The battery is what filters rectified 3 phase output of alternator. If you go remote from battery, a whine that increases in frequency, may interfere with other electronics, along with sensing and regulation issues indicated above.
Can you explain that?
Its just hard to grasp how normal noise and ripple around 14 volts is reduced when a junction with the battery is introduced.
 
Can you explain that?
Its just hard to grasp how normal noise and ripple around 14 volts is reduced when a junction with the battery is introduced.

Simple. It's because of the length of wire.

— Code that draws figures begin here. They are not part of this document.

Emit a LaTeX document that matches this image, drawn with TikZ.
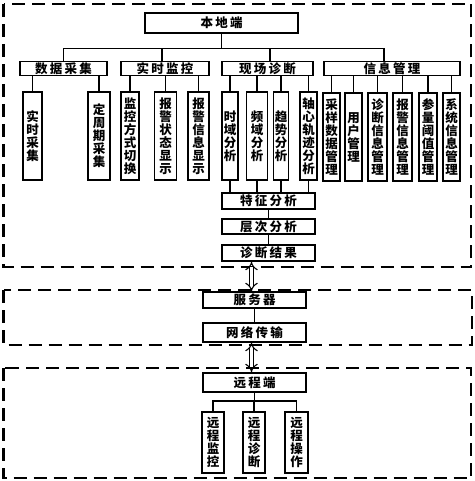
\documentclass[tikz,border=0pt]{standalone}
\usepackage{fontspec}
\usepackage{tikz}
\usetikzlibrary{arrows.meta, positioning}
\setmainfont{Noto Sans CJK SC}
\newfontfamily\hfont{Noto Sans CJK SC}[LetterSpace=18]
\newfontfamily\vfont{Noto Sans CJK SC}

\tikzset{
  box/.style={draw, line width=1.6pt, inner sep=0pt, font=\hfont\bfseries\fontsize{12.5}{14}\selectfont},
  vbox/.style={box, align=center, minimum height=88pt, font=\vfont\bfseries\fontsize{12.5}{13}\selectfont},
  rbox/.style={vbox, minimum height=61pt},
  frame/.style={line width=2.4pt, dash pattern=on 13pt off 7pt},
  link/.style={line width=1.4pt},
  dblarrow/.style={line width=1.1pt, double distance=3.2pt, {Implies}-{Implies}}
}

\begin{document}
\begin{tikzpicture}[x=1pt, y=-1pt]
    \useasboundingbox (0,0) rectangle (474,481);
    % dashed areas
    \draw[frame] (3.5,4) rectangle (471,267);
    \draw[frame] (3.5,290) rectangle (472,345);
    \draw[frame] (3.5,368) rectangle (471,478);

    % local side
    \node[box, minimum width=153pt, minimum height=20pt] (local) at (221.5,23) {本地端};
    \node[box, minimum width=87pt, minimum height=14pt] (acq) at (63.5,68.5) {数据采集};
    \node[box, minimum width=88pt, minimum height=14pt] (mon) at (165,68.5) {实时监控};
    \node[box, minimum width=91pt, minimum height=14pt] (diag) at (267.5,68.5) {现场诊断};
    \node[box, minimum width=136pt, minimum height=14pt] (info) at (392,68.5) {信息管理};

    \node[vbox, minimum width=19pt] (a1) at (32.5,136) {实\\时\\采\\集};
    \node[vbox, minimum width=22pt] (a2) at (99,136) {定\\周\\期\\采\\集};
    \node[vbox, minimum width=18pt] (m1) at (130,136) {监\\控\\方\\式\\切\\换};
    \node[vbox, minimum width=22pt] (m2) at (165.5,136) {报\\警\\状\\态\\显\\示};
    \node[vbox, minimum width=21pt] (m3) at (198.5,136) {报\\警\\信\\息\\显\\示};
    \node[vbox, minimum width=16pt] (d1) at (230,136) {时\\域\\分\\析};
    \node[vbox, minimum width=21pt] (d2) at (257,136) {频\\域\\分\\析};
    \node[vbox, minimum width=15pt] (d3) at (281,136) {趋\\势\\分\\析};
    \node[vbox, minimum width=17pt] (d4) at (308.5,136) {轴\\心\\轨\\迹\\分\\析};
    \node[vbox, minimum width=17pt] (i1) at (331.5,137) {采\\样\\数\\据\\管\\理};
    \node[vbox, minimum width=17pt] (i2) at (353.5,137) {用\\户\\管\\理};
    \node[vbox, minimum width=19pt] (i3) at (377.5,137) {诊\\断\\信\\息\\管\\理};
    \node[vbox, minimum width=19pt] (i4) at (402.5,137) {报\\警\\信\\息\\管\\理};
    \node[vbox, minimum width=18pt] (i5) at (428,137) {参\\量\\阈\\值\\管\\理};
    \node[vbox, minimum width=17pt] (i6) at (451.5,137) {系\\统\\信\\息\\管\\理};

    \node[box, minimum width=93pt, minimum height=16pt] (feat) at (268.5,201) {特征分析};
    \node[box, minimum width=93pt, minimum height=15pt] (level) at (268.5,226.5) {层次分析};
    \node[box, minimum width=93pt, minimum height=16pt] (result) at (268.5,253) {诊断结果};

    % server side
    \node[box, minimum width=103pt, minimum height=16pt] (server) at (254.5,300) {服务器};
    \node[box, minimum width=103pt, minimum height=19pt] (net) at (254.5,332.5) {网络传输};

    % remote side
    \node[box, minimum width=103pt, minimum height=19pt] (remote) at (254.5,382.5) {远程端};
    \node[rbox, minimum width=22pt] (r1) at (213,442.5) {远\\程\\监\\控};
    \node[rbox, minimum width=22pt] (r2) at (254,442.5) {远\\程\\诊\\断};
    \node[rbox, minimum width=23pt] (r3) at (296.5,442.5) {远\\程\\操\\作};

    % tree links
    \draw[link] (local.south) -- ++(0,15) -| (acq.north);
    \draw[link] (local.south) -- ++(0,15) -| ([xshift=-3pt]mon.north);
    \draw[link] (local.south) -- ++(0,15) -| ([xshift=2.5pt]diag.north);
    \draw[link] (local.south) -- ++(0,15) -| ([xshift=-8pt]info.north);
    \foreach \c/\p in {a1/acq, a2/acq, m1/mon, m2/mon, m3/mon, d1/diag, d2/diag, d3/diag, d4/diag,
                       i1/info, i2/info, i3/info, i4/info, i5/info, i6/info}
        \draw[link] (\c.north) -- (\c.north |- \p.south);
    \foreach \c in {d1, d2, d3, d4}
        \draw[link] (\c.south) -- (\c.south |- feat.north);
    \draw[link] (feat) -- (level);
    \draw[link] (level) -- (result);
    \draw[link] (server) -- (net);
    \foreach \c in {r1, r2, r3}
        \draw[link] (remote.south) -- ++(0,8) -| (\c.north);

    % data exchange
    \draw[dblarrow] ([xshift=-3pt]server.north) -- ([xshift=-3pt]server.north |- result.south);
    \draw[dblarrow] ([xshift=-3pt]net.south) -- ([xshift=-3pt]net.south |- remote.north);
\end{tikzpicture}
\end{document}
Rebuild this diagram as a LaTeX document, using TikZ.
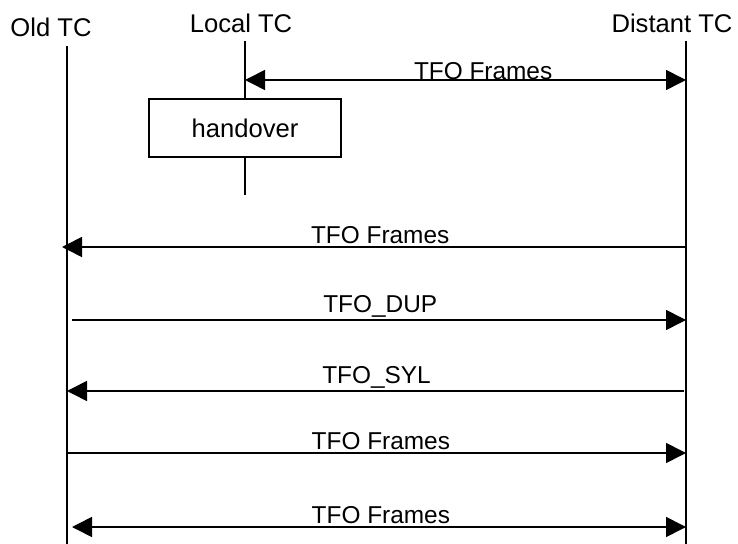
\documentclass[tikz,border=0pt]{standalone}
\usepackage{fontspec}
\setmainfont{Liberation Sans}
\usetikzlibrary{arrows.meta}

\tikzset{
  life/.style={black, line width=1pt},
  msg/.style={black, line width=0.8pt, >={Triangle[length=10pt,width=10pt]}},
  lbl/.style={above, inner sep=1, font=\fontsize{12.2}{14}\selectfont},
  head/.style={inner sep=0, font=\fontsize{12.8}{15}\selectfont},
}

\begin{document}
\begin{tikzpicture} [x=0.5pt, y=-0.5pt]
\useasboundingbox (0,0) rectangle (738,544);
% entities
\node[head] (oldtc) at (51,27) {Old TC};
\node[head] (localtc) at (241,23) {Local TC};
\node[head] (distanttc) at (672,23) {Distant TC};
\coordinate (old) at (67,46);
\coordinate (oldend) at (67,544);
\coordinate (loc) at (245,41);
\coordinate (locend) at (245,195);
\coordinate (dist) at (686,41);
\coordinate (distend) at (686,544);
\node[draw, line width=0.8pt, minimum width=96pt, minimum height=29pt, font=\fontsize{12.8}{15}\selectfont] (handover) at (245,128) {handover};
\draw[life] (old) -- (oldend);
\draw[life] (dist) -- (distend);
\draw[life] (loc) -- (handover.north);
\draw[life] (handover.south) -- (locend);
% message levels
\foreach \y [count=\i] in {80,247,320,391,453,527}
  \coordinate (m\i) at (0,\y);
\draw[msg, <->] (loc |- m1) -- (dist |- m1) node[lbl, pos=.54, yshift=-1.5] {TFO Frames};
\draw[msg, ->, shorten >=-2.5pt] (dist |- m2) -- (old |- m2) node[lbl, pos=.494] {TFO Frames};
\draw[msg, ->, shorten <=2.5pt] (old |- m3) -- (dist |- m3) node[lbl, pos=.506] {TFO\_DUP};
\draw[msg, ->, shorten <=1pt] (dist |- m4) -- (old |- m4) node[lbl, pos=.5] {TFO\_SYL};
\draw[msg, ->] (old |- m5) -- (dist |- m5) node[lbl, pos=.507] {TFO Frames};
\draw[msg, <->, shorten <=2.5pt] (old |- m6) -- (dist |- m6) node[lbl, pos=.507] {TFO Frames};
\end{tikzpicture}
\end{document}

Wire has voltage drop under current, and when AC elements are involved, "it gets worse." Impedance and inductance of the charge wire
 
...Some guys advocate "finding" a cheap aluminum no4 aluminum battery cable.
:realcrazy: a lot of damage would occur before that clears the fault, if it doesn't just weld itself to the body until the FD puts out the fire
 
wondering why you didn't discuss how you wanted it with the shop. since this was a test, i'd say everyone failed. neither of you seemed to have any interest in discussing what you expected before the work was done

Indeed.
 
Can you explain that?
Its just hard to grasp how normal noise and ripple around 14 volts is reduced when a junction with the battery is introduced.
A battery resembles a huge low impedance capacitor. As Del suggests a length of wire adds resistance and inductance. Having an understanding of RLC circuits, transient analysis, AC circuits is a start. All the theory can be ignored, probing around with a scope can provide evidence. In circuit design for electromagnetic compatibility, switch mode power supplies, RF equipment, micro controllers..., circuit placement, and routing of traces/wires is extremely important.
The original wiring in classic cars predates micro controllers, entertainment systems and other equipment. Equipments typically have power filter capacitors, they will attempt to filter ripple. If battery is soft or pulled, the ripple current is detrimental to capacitor life and failure will occur. Similar ripple, if battery is more remote than equipment is to alternator output. There have been many posts on whine, headlight flicker, over charging .... most often related to inadequate wiring, and connection paths.